I found another topic in which a user reported a similar problem:

@abdon offers a helpful suggestion: Use the flags parameter so that the query parser doesn't break the query up by spaces, and will instead allow the synonym filter to find a match.

This solution works just fine, but only if we search for "Sri Lanka" (or any other multi-term synonym) alone, like this:

"query": {
  "simple_query_string": {
    "query": "sri lanka",
    "fields": [
      "text_field"
    ],
    "default_operator": "and",
    "flags": "OR|AND|PREFIX"
}

But that's not how we receive free text queries from our users. They send us queries that mix synonyms with other terms.

Does this mean that we have to pre-parse the query for ElasticSearch, and use our own code to detect if the user happens to search for a multi-term synonym, so that it can be handed to ElasticSearch correctly? Wouldn't that defeat the entire purpose of using ElasticSearch's search-time query parser? If we have to handle all of the logic behind synonyms in our own code, then we don't need ElasticSearch to do the query expansion for us; we could do it ourselves.

I feel that I must be missing something fundamental here, because I can't understand how to put ElasticSearch's support for multi-term synonyms into practice.

Thanks in advance for any help or insight!

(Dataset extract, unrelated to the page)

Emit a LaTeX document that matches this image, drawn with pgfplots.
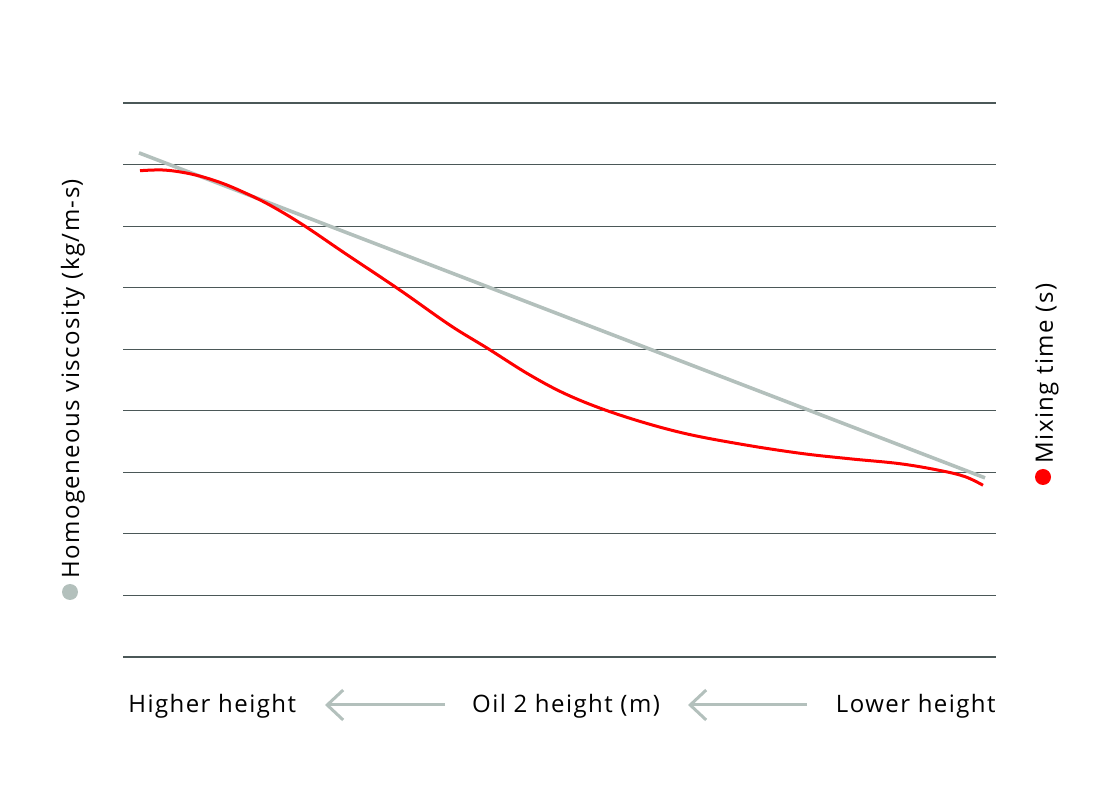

My advice would be: don't use the simple_query_string query. Use the match query instead (or the multi_match query if you want to query multiple fields). These queries behave much better.

For example:

PUT my_index
{
  "settings": {
    "analysis": {
      "filter": {
        "graph_synonyms": {
          "type": "synonym_graph",
          "synonyms": [
            "sri lanka, ceylon"
          ],
          "updateable": true
        }
      },
      "analyzer": {
        "synonym_analyzer": {
          "tokenizer": "standard",
          "filter": [
            "lowercase",
            "graph_synonyms"
          ]
        }
      }
    }
  },
  "mappings": {
    "properties": {
      "text_field": {
        "type": "text",
        "analyzer": "standard",
        "search_analyzer": "synonym_analyzer"
      }
    }
  }
}

PUT my_index/_doc/1
{
  "text_field": "Ceylon"
}

# No result
GET my_index/_search
{
  "query": {
    "simple_query_string": {
      "query": "Sri Lanka history 1972",
      "fields": [
        "text_field"
      ]
    }
  }
}

# Finds the document
GET my_index/_search
{
  "query": {
    "multi_match": {
      "query": "Sri Lanka history 1972",
      "fields": [
        "text_field"
      ]
    }
  }
}

Notice I'm using the standard tokenizer here; not the keyword tokenizer.

Thanks so much for the helpful reply.

The multi_match query does indeed seem to do the trick. I didn't realize from the documentation that simple_query_string doesn't support synonym expansion.

How would you suggest that I handle queries that come in using various operators (like AND, grouping, and wildcard prefixes) that are best suited to a simple_query_string query? In other words, how can I get the best of both worlds?

Let's say that a user searched for:

Ceylon hist*

In this case, we want to honor the wildcard operator, but we also want to expand "Ceylon" to match its synonym.

Would it make sense to use a boolean query, like this:

"bool": {
  "should": 
  [{
    "multi_match": {
      "query": "Ceylon hist",
      "type": "cross_fields",
      "fields": [
        "text_field",
        "text_field2"
      ],
      "operator": "and"
    }},
  {
    "simple_query_string": {
      "query": "Ceylon hist*",
      "fields": [
        "text_field",
        "text_field2"
      ],
      "default_operator": "and"
    }
  }]
}

I suppose I'd have to do some pre-processing of the search terms, such as by removing any search operators, before feeding them into the multi_match portion of the query. (If we leave the wildcard operator after "hist", then it doesn't find anything.)

Or do you perhaps know of a more elegant way to do this?

Thanks again for the help!

The simple_query_string query does support synonym expansion, but there are some limitations with multi-word synonyms, as you have noticed, because of its query parser.

I think your bool query solution is quite elegant. If it does the trick for you, then that would seem like a good solution to me.

Thanks again for the feedback.

I have done a little more testing with the bool query concept, in which I mix two types of queries to get the desired results. However, it quickly falls apart when I introduce the NOT operator into a query.

For example, if I feed the query:

"Ceylon -history"

into the JSON above, I end up with results that don't obey the "-history" restriction. That's because the multi_match query type doesn't support the NOT operator, and therefore won't remove documents that contain the term "history".

It seems like the only way to handle this properly is to go back to my original idea, which means developing a custom query parser to handle all allowed operators and break them into ElasticSearch query types that respect multi-term synonym expansion. That sounds like a huge job -- and one that I would expect ElasticSearch to be able to handle out-of-the-box.

Am I wrong in expecting ElasticSearch to do this? Is there another tool I should be using?

Thanks again in advance for any tips!